The January 2019 collapse of the giant Hanjin shipbuilding facility in Subic, Zambales has precipitated a mad scramble for solutions to the crisis. The government frantically scours for new investors and 5 Philippine banks await to retrieve $412 million in unpaid loans.

Meanwhile, the plight of the 30,000 displaced Hanjin workers has been all but neglected. They have endured 13 years of precarious contractualized work, 40 work-related deaths and 15,000 injuries, unfair labor practices (including union-busting), poor health services and maltreatment at the hands of Korean superiors. On top of the massive job losses, the workers’ immediate demands for proper retrenchment benefits remain unfulfilled.

There is, however, an alternative solution that puts the workers at the forefront of the current impasse – that of workers’ control, also known as “workers’ recuperation.” Worker-recuperated firms are business enterprises that have failed or gone bankrupt “and put into operation once again by their workers under self-management.”

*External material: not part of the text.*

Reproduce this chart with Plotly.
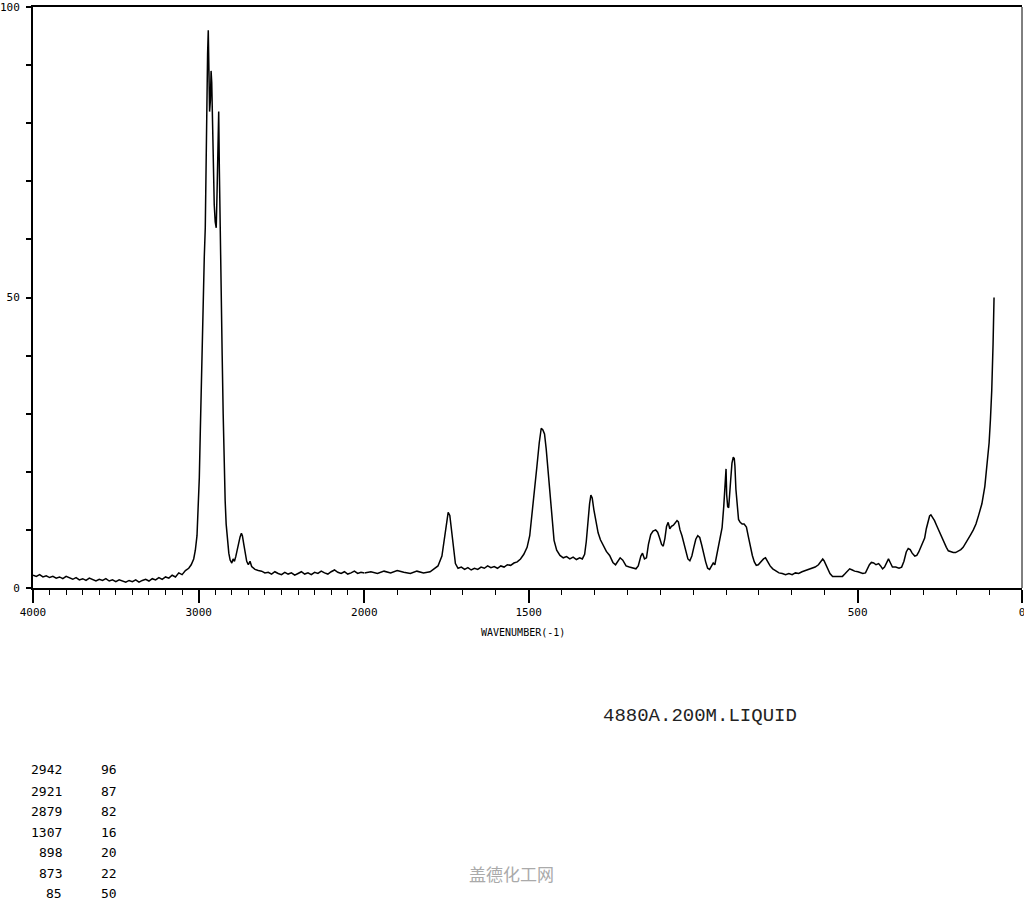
import plotly.graph_objects as go

# ---- spectrum data (wavenumber cm-1, relative intensity) ----
wavenumber = [
    4000, 3980, 3960, 3940, 3920, 3900, 3880, 3860, 3840, 3820, 3800, 3780, 3760, 3740, 3720,
    3700, 3680, 3660, 3640, 3620, 3600, 3580, 3560, 3540, 3520, 3500, 3480, 3460, 3440, 3420,
    3400, 3380, 3360, 3340, 3320, 3300, 3280, 3260, 3240, 3220, 3200, 3180, 3160, 3140, 3120,
    3100, 3080, 3060, 3045, 3030, 3020, 3010, 3003, 2996, 2990, 2984, 2978, 2972, 2966, 2960,
    2955, 2951, 2946, 2942, 2938, 2934, 2929, 2925, 2921, 2917, 2912, 2906, 2900, 2894, 2889,
    2884, 2879, 2875, 2870, 2864, 2858, 2852, 2846, 2840, 2834, 2826, 2818, 2810, 2800, 2792,
    2784, 2776, 2768, 2760, 2750, 2742, 2736, 2728, 2720, 2710, 2700, 2690, 2680, 2660, 2640,
    2620, 2600, 2580, 2560, 2540, 2520, 2500, 2480, 2460, 2440, 2420, 2400, 2380, 2360, 2340,
    2320, 2300, 2280, 2260, 2240, 2220, 2200, 2180, 2160, 2140, 2120, 2100, 2080, 2060, 2040,
    2020, 2000,
    1980, 1960, 1940, 1920, 1900, 1880, 1860, 1840, 1820, 1800, 1790, 1776, 1764, 1756, 1750,
    1745, 1740, 1735, 1729, 1723, 1715, 1705, 1695, 1685, 1675, 1665, 1655, 1645, 1635, 1625,
    1615, 1605, 1595, 1585, 1575, 1565, 1555, 1545, 1535, 1525, 1515, 1505, 1497, 1490, 1483,
    1475, 1468, 1462, 1457, 1452, 1447, 1441, 1435, 1429, 1423, 1415, 1405, 1395, 1385, 1375,
    1365, 1355, 1345, 1337, 1330, 1325, 1320, 1315, 1311, 1307, 1302, 1296, 1289, 1282, 1274,
    1264, 1254, 1244, 1236, 1229, 1222, 1214, 1204, 1194, 1184, 1174, 1167, 1159, 1154, 1148,
    1142, 1136, 1129, 1122, 1114, 1108, 1102, 1096, 1091, 1086, 1081, 1076, 1071, 1066, 1060,
    1054, 1049, 1045, 1040, 1034, 1028, 1022, 1016, 1010, 1004, 998, 992, 986, 980, 974,
    968, 962, 956, 950, 944, 939, 934, 929, 924, 918, 912, 907, 903, 900, 898,
    895, 892, 889, 886, 882, 878, 875, 873, 870, 866, 862, 857, 851, 845, 838,
    832, 826, 820, 814, 808, 802, 794, 786, 780, 774, 766, 758, 749, 739, 729,
    719, 709, 699, 689, 679, 669, 659, 649, 639, 629, 619, 611, 606, 602, 596,
    590, 584, 576, 566, 556, 546, 539, 532, 524, 516, 509, 499, 491, 484, 476,
    470, 464, 458, 451, 444, 436, 430, 424, 418, 411, 406, 400, 394, 384, 374,
    366, 359, 352, 346, 340, 334, 326, 320, 314, 308, 302, 296, 291, 286, 281,
    277, 272, 266, 260, 254, 248, 242, 236, 230, 224, 216, 209, 202, 194, 186,
    179, 172, 164, 156, 148, 140, 132, 122, 113, 106, 100, 96, 92, 88, 85,
]
intensity = [
    2.2, 2.0, 2.3, 1.9, 2.1, 1.8, 2.0, 1.7, 1.9, 1.6, 2.0, 1.7, 1.5, 1.8, 1.4,
    1.6, 1.3, 1.7, 1.4, 1.2, 1.5, 1.3, 1.6, 1.2, 1.4, 1.1, 1.4, 1.2, 1.0, 1.3,
    1.1, 1.4, 1.0, 1.3, 1.5, 1.2, 1.6, 1.4, 1.8, 1.5, 1.9, 1.7, 2.2, 1.9, 2.6,
    2.3, 3.0, 3.4, 4.0, 5.0, 6.5, 9.0, 13.0, 19.0, 27.0, 36.0, 44.0, 50.0, 57.0, 62.0,
    75.0, 84.0, 92.0, 96.0, 88.0, 82.0, 84.0, 89.0, 87.0, 82.0, 72.0, 66.0, 63.0, 62.0, 68.0,
    78.0, 82.0, 72.0, 60.0, 50.0, 40.0, 30.0, 21.0, 15.0, 11.0, 8.0, 6.0, 4.8, 4.3, 5.0,
    4.6, 5.4, 6.5, 7.5, 8.8, 9.4, 9.0, 7.6, 6.0, 4.6, 4.0, 4.6, 3.7, 3.2, 3.0,
    2.9, 2.6, 2.7, 2.4, 2.8, 2.5, 2.3, 2.7, 2.4, 2.6, 2.2, 2.5, 2.8, 2.4, 2.6,
    2.3, 2.7, 2.5, 2.9, 2.6, 2.4, 2.8, 3.1, 2.7, 2.5, 2.8, 2.4, 2.6, 2.9, 2.5,
    2.7, 2.6,
    2.8, 2.5, 2.9, 2.6, 3.0, 2.7, 2.5, 2.9, 2.6, 2.8, 3.2, 3.8, 5.5, 8.5, 11.5,
    13.0, 12.5, 10.0, 6.5, 4.2, 3.4, 3.6, 3.2, 3.5, 3.1, 3.4, 3.2, 3.6, 3.4, 3.8,
    3.5, 3.7, 3.4, 3.8, 3.6, 4.0, 3.9, 4.3, 4.5, 5.0, 5.8, 7.0, 9.0, 12.5, 16.5,
    21.0, 25.0, 27.5, 27.2, 26.5, 24.0, 20.0, 15.5, 11.0, 8.2, 6.5, 5.6, 5.2, 5.4, 5.0,
    5.3, 4.9, 5.2, 5.0, 5.8, 8.0, 11.5, 14.5, 16.0, 15.5, 13.5, 11.5, 9.5, 8.3, 7.4,
    6.3, 5.6, 4.4, 4.0, 4.6, 5.2, 4.8, 3.8, 3.6, 3.4, 3.3, 3.8, 5.5, 6.0, 5.0,
    5.2, 7.5, 9.2, 9.8, 10.0, 9.6, 8.6, 7.5, 7.2, 8.5, 10.6, 11.3, 10.2, 10.6, 10.8,
    11.2, 11.6, 11.4, 10.0, 9.0, 7.6, 6.2, 5.0, 4.7, 5.5, 7.0, 8.4, 9.0, 8.7, 7.4,
    5.6, 4.5, 3.4, 3.2, 3.8, 4.3, 4.0, 5.5, 7.0, 8.8, 10.4, 14.0, 18.0, 20.5, 16.0,
    14.0, 13.8, 15.5, 18.5, 21.5, 22.5, 22.3, 21.0, 17.0, 14.0, 11.8, 11.3, 11.0, 11.0, 10.5,
    8.8, 7.0, 5.6, 4.5, 3.9, 4.0, 4.6, 5.0, 5.2, 4.6, 3.8, 3.3, 3.0, 2.6, 2.5,
    2.3, 2.5, 2.3, 2.6, 2.5, 2.8, 3.0, 3.2, 3.3, 3.6, 4.0, 4.6, 5.0, 4.7, 4.0,
    3.2, 2.5, 2.0, 2.0, 2.0, 2.0, 2.4, 2.9, 3.3, 3.1, 2.9, 2.8, 2.6, 2.5, 2.6,
    3.4, 4.0, 4.4, 4.3, 4.0, 4.2, 3.8, 3.3, 3.6, 4.4, 5.0, 4.3, 3.6, 3.6, 3.4,
    3.6, 4.6, 6.2, 6.8, 6.6, 6.0, 5.5, 5.6, 6.2, 7.0, 7.6, 8.6, 10.2, 11.5, 12.4,
    12.6, 12.2, 11.6, 10.8, 10.0, 9.4, 8.4, 7.6, 7.0, 6.4, 6.2, 6.1, 6.1, 6.3, 6.6,
    7.0, 7.6, 8.4, 9.2, 10.0, 11.0, 12.5, 14.5, 17.5, 21.0, 25.0, 29.0, 34.0, 42.0, 50.0,
]

# ---- axis ticks ----
left_ticks = [4000, 3000, 2000]
right_ticks = [1500, 500, 0]
y_ticks = [0, 10, 20, 30, 40, 50, 60, 70, 80, 90, 100]
y_ticktext = ["0", "", "", "", "", "50", "", "", "", "", "100"]

# ---- peak table ----
peak_wn = ["2942", "2921", "2879", "1307", "898", "873", "85"]
peak_val = ["96", "87", "82", "16", "20", "22", "50"]

x_title = "WAVENUMBER(-1)"
sample_label = "4880A.200M.LIQUID"
watermark = "盖德化工网"

# ---- layout geometry ----
W, H = 1024, 900
ML, MR, MT, MB = 33, 2, 7, 312
PW = W - ML - MR
PH = H - MT - MB
SPLIT = 0.335


def px_x(px):
    return (px - ML) / PW


def px_y(py):
    return (H - MB - py) / PH


left_w = [w for w in wavenumber if w >= 2000]
left_i = [v for w, v in zip(wavenumber, intensity) if w >= 2000]
right_w = [w for w in wavenumber if w <= 2000]
right_i = [v for w, v in zip(wavenumber, intensity) if w <= 2000]

line = dict(color="black", width=1.5)
fig = go.Figure()
fig.add_trace(go.Scatter(x=left_w, y=left_i, mode="lines", line=line,
                         xaxis="x", yaxis="y", showlegend=False, hoverinfo="x+y"))
fig.add_trace(go.Scatter(x=right_w, y=right_i, mode="lines", line=line,
                         xaxis="x2", yaxis="y", showlegend=False, hoverinfo="x+y"))

tickfont = dict(family="DejaVu Sans Mono", size=11, color="black")
xcommon = dict(
    showline=True, linewidth=2, linecolor="black", mirror=True,
    showgrid=False, zeroline=False, ticks="outside", ticklen=13, tickwidth=1.5,
    tickcolor="black", tickfont=tickfont, tickmode="array", automargin=False,
    ticklabeloverflow="allow",
    minor=dict(ticks="outside", dtick=100, ticklen=5, tickwidth=1, tickcolor="black", showgrid=False),
    anchor="y", fixedrange=True,
)
fig.update_layout(
    width=W, height=H, autosize=False,
    margin=dict(l=ML, r=MR, t=MT, b=MB, pad=0, autoexpand=False),
    paper_bgcolor="white", plot_bgcolor="white",
    xaxis=dict(domain=[0, SPLIT], range=[4000, 2000], tickvals=left_ticks,
               ticktext=[str(t) for t in left_ticks], **xcommon),
    xaxis2=dict(domain=[SPLIT, 1], range=[2000, 0], tickvals=right_ticks,
                ticktext=[str(t) for t in right_ticks], **xcommon),
    yaxis=dict(domain=[0, 1], range=[0, 100], anchor="x", showline=True, linewidth=2,
               linecolor="black", showgrid=False, zeroline=False, ticks="outside",
               ticklen=5, tickwidth=1.5, tickcolor="black", tickmode="array",
               tickvals=y_ticks, ticktext=y_ticktext, tickfont=tickfont,
               ticklabelstandoff=4, automargin=False, ticklabeloverflow="allow",
               fixedrange=True),
    shapes=[dict(type="line", xref="paper", yref="paper", x0=1, x1=1, y0=0, y1=1,
                 line=dict(color="black", width=1))],
)

annotations = [
    dict(text=x_title, x=px_x(523), y=px_y(632), xref="paper", yref="paper",
         showarrow=False, font=dict(family="DejaVu Sans Mono", size=10, color="black"),
         xanchor="center", yanchor="middle"),
    dict(text=sample_label, x=px_x(700), y=px_y(716), xref="paper", yref="paper",
         showarrow=False, font=dict(family="Liberation Mono", size=19, color="#222"),
         xanchor="center", yanchor="middle"),
    dict(text=watermark, x=px_x(511), y=px_y(873), xref="paper", yref="paper",
         showarrow=False, font=dict(family="Noto Sans CJK SC", size=17, color="#aaaaaa"),
         xanchor="center", yanchor="middle"),
]
row_y = [770, 791, 811, 832, 852, 873, 893]
for wn, val, ry in zip(peak_wn, peak_val, row_y):
    annotations.append(dict(text=wn, x=px_x(64), y=px_y(ry), xref="paper", yref="paper",
                            showarrow=False, xanchor="right", yanchor="middle",
                            font=dict(family="DejaVu Sans Mono", size=13, color="black")))
    annotations.append(dict(text=val, x=px_x(119), y=px_y(ry), xref="paper", yref="paper",
                            showarrow=False, xanchor="right", yanchor="middle",
                            font=dict(family="DejaVu Sans Mono", size=13, color="black")))
fig.update_layout(annotations=annotations)

fig.write_html("out.html", config={"displayModeBar": False, "responsive": False},
               post_script="document.body.style.margin='0';")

Workers’ control of abandoned companies has taken place since the start of the 20th century in different parts of the globe but waned in the 1970s with the ascendancy of the anti-labor neo-liberal policies of the Thatcher and Reagan administrations. However, in the wake of successive crises beginning with the Asian financial crunch of 1997-1998 and culminating in the global economic meltdown of 2007-2008, workers’ recuperation has seen a resurgence.